GİTTİKÇE İNSANLAŞIYORUZ!!!

10.05.2017 Çarşamba

   Bu hafta sizlere belediyecilik faaliyeti olarak iyi uygulama kabul edilebilecek birkaç güzel çalışma üzerinden yazı yazmayı planlıyordum. Ancak insanlık olarak ayıplarımızın artması beni yine varlığımızı sorgulamaya itti…

   İnsanlığımızı ilk kez, yasak meyveyi yerken gösterdik. Kendi bildiğini okuma vahşeti…

   Sonra Habil ve Kabil var oldu. Kardeşini öldürme ve defnetmeyi bir kuştan öğrenme acizliğinin vahşeti…

    İhanet, cinayet, bencillik, üstün olma ve yok etme içgüdüsüyle, bahşedilen zekayı salt yıkıma harcayan insanlık vahşeti…

    Yaratıcının ibretleri, insanlığımızı dizginlemeye yetmezmişçesine çıldırmaya devam edişimizin vahşeti…

    Ateşi bulduk, yaktık. Matematiği öğrendik, bombaladık. Coğrafya öğrendik, işgal edip çaldık. Teknolojiyi öğrendik, bize kucağında hayat veren doğayı yıktık. Bilimi öğrendik, yaradılışı reddederek canlıların genetiğiyle oynadık. Her devirde insan olduğumuzu defalarca ispatladık…

     Bir yanda ölümden kaçıp medeni Avrupa’da (!) yaşama hakkını korumak isteyen insanlar ve onlara medenice eziyet edenler, bir yanda kendilerine ait olmayan dünyaya hükmetmeye çalışanlar… Ülkesinden kaçanlar, ülkesine ihanet edenler, ülkesinde her gün şehit haberiyle yaşayanlar… Muazzam bir içgüdü!!!

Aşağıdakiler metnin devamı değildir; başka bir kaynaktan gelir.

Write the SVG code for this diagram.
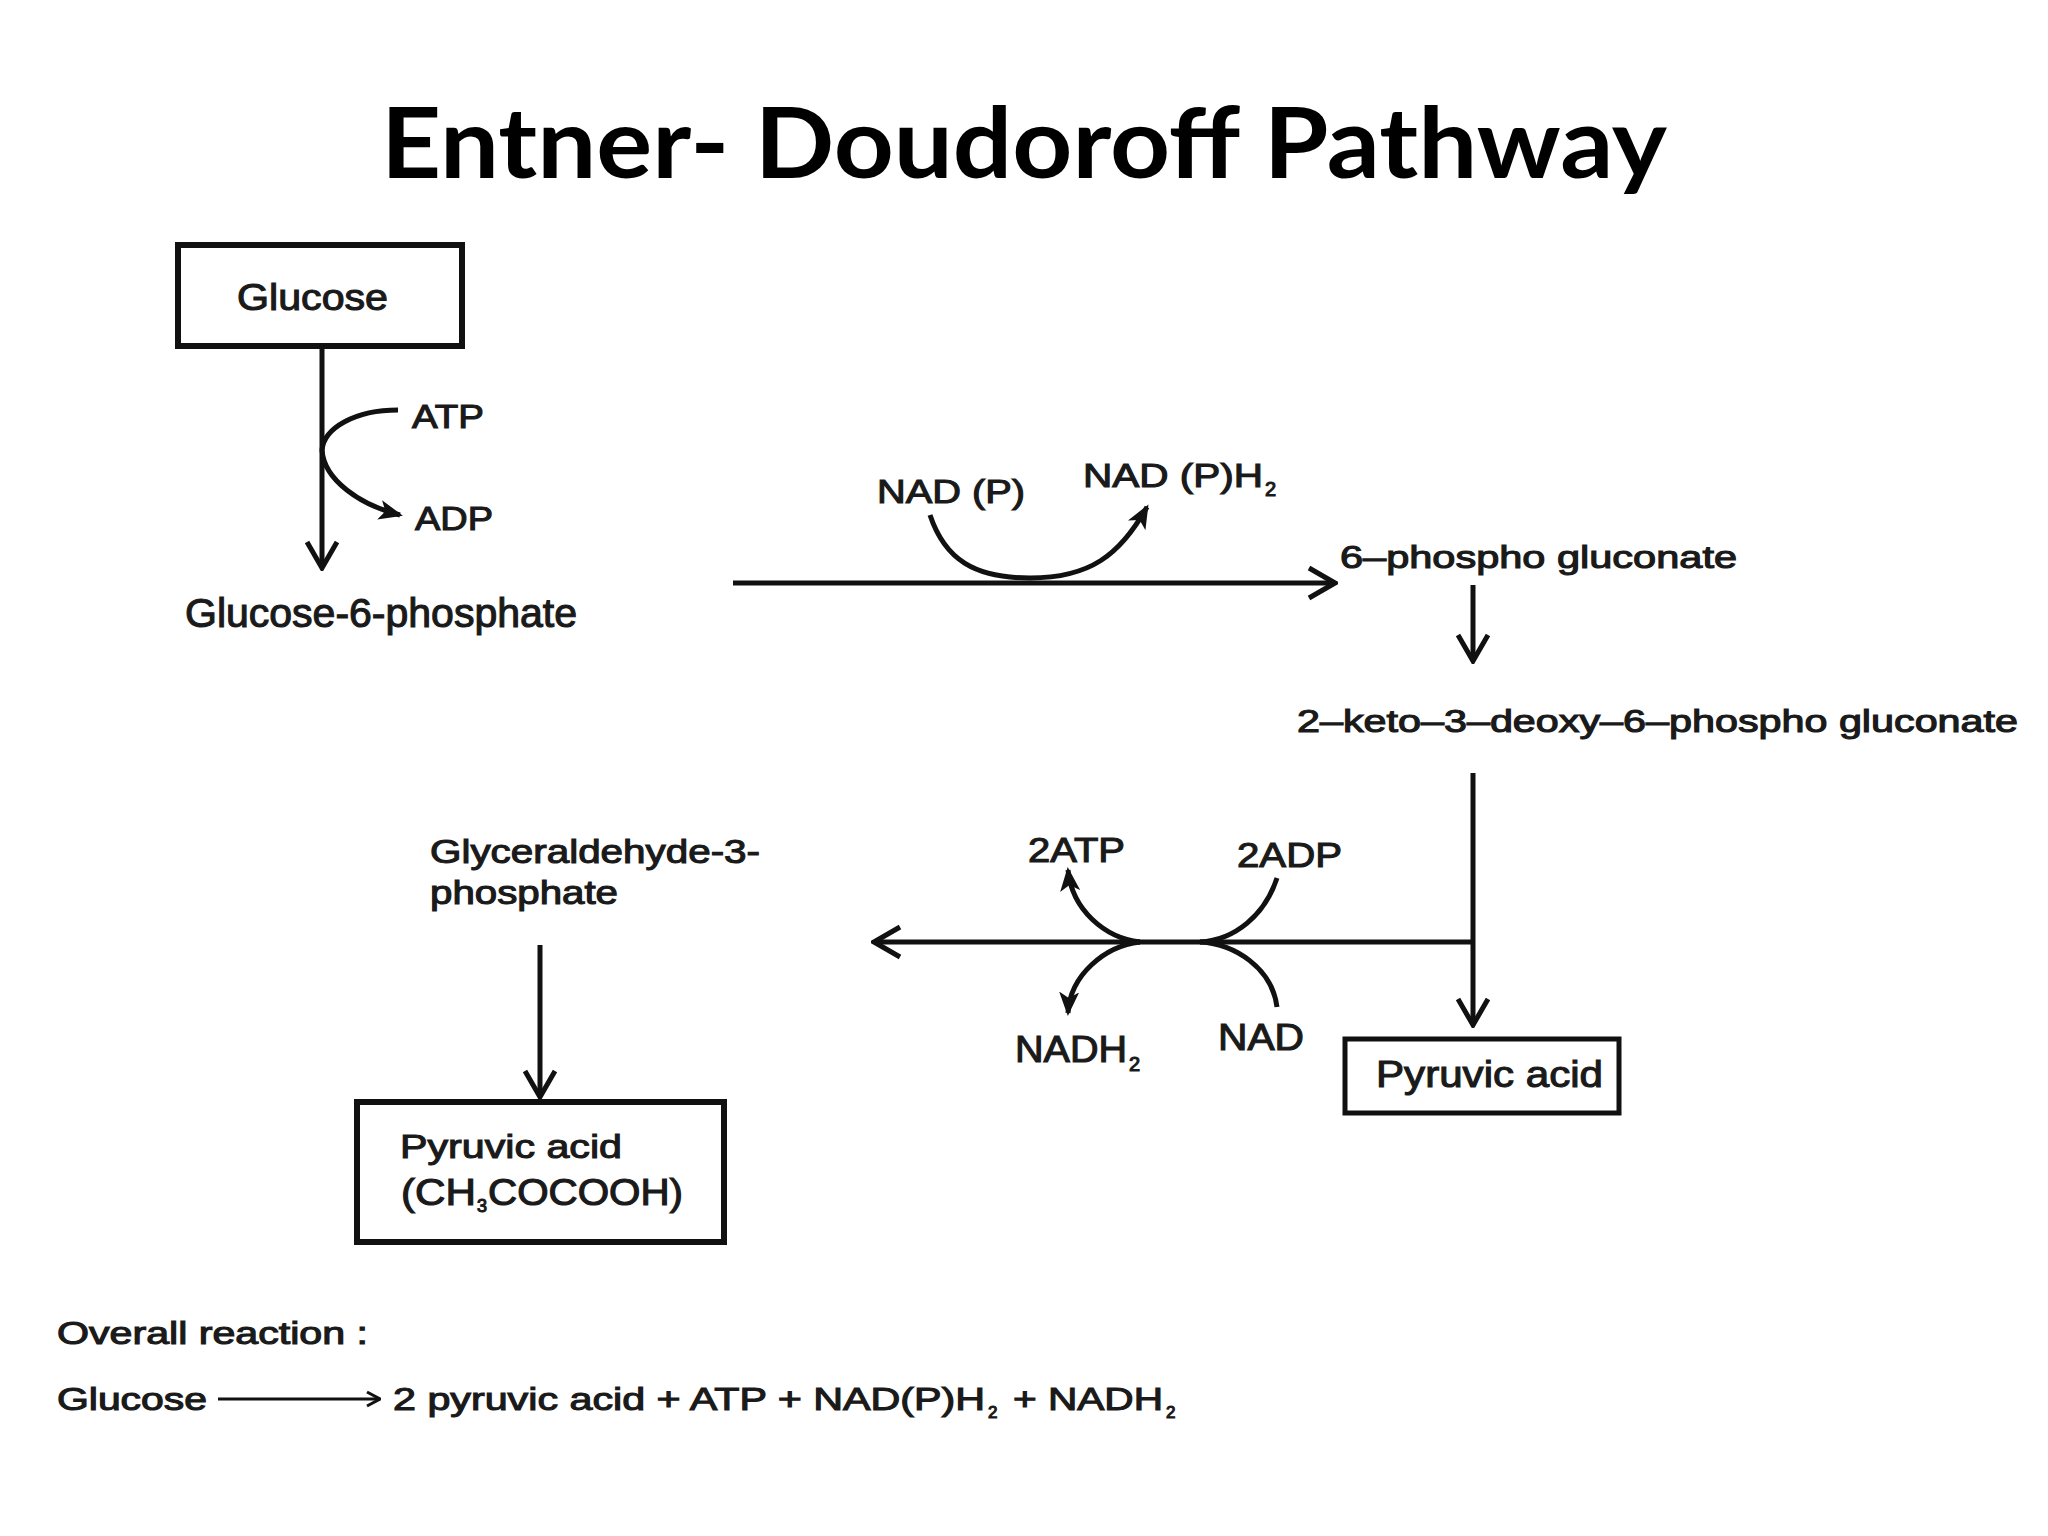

    Tüm bunlara bir de, bir kereden bir şey olmadan(!) ömrünü travma ile yaşamak zorunda kalacak çocuklar eklendi. Bunun kadın, erkek, anne, baba, öğretmen, doktor vs. olmakla hiçbir ilgisi de yok üstelik. Mevzu çocuk olmakla ilgili. Mevzu hiçbir canlının masumiyetine dokunulmaması ile ilgili. Mevzu tamamen insan olabilmekle ilgili. Mevzu bir çocuğa zarar verilemeyeceği ve bunun bir kereliğine telafi edilemeyeceği  gerçeği ile ilgili. İntizarım, içimizde iyiye dair bir şeylerin de olduğu… 

     Annesini avladıktan sonra, karnındaki yavruyu fark edince kalp kırıklığından ölen aslanı, elektrik çarpan arkadaşına kalp masajı yapan maymunu, annesi çocuğuna vuruyor gibi yaparken çocuğu korumak için önüne geçen köpeği görünce acaba kim daha merhametli diye düşünmeden edemiyorum. 

    Bir nefeslik hayat için biraz fazla insan olmadık mı?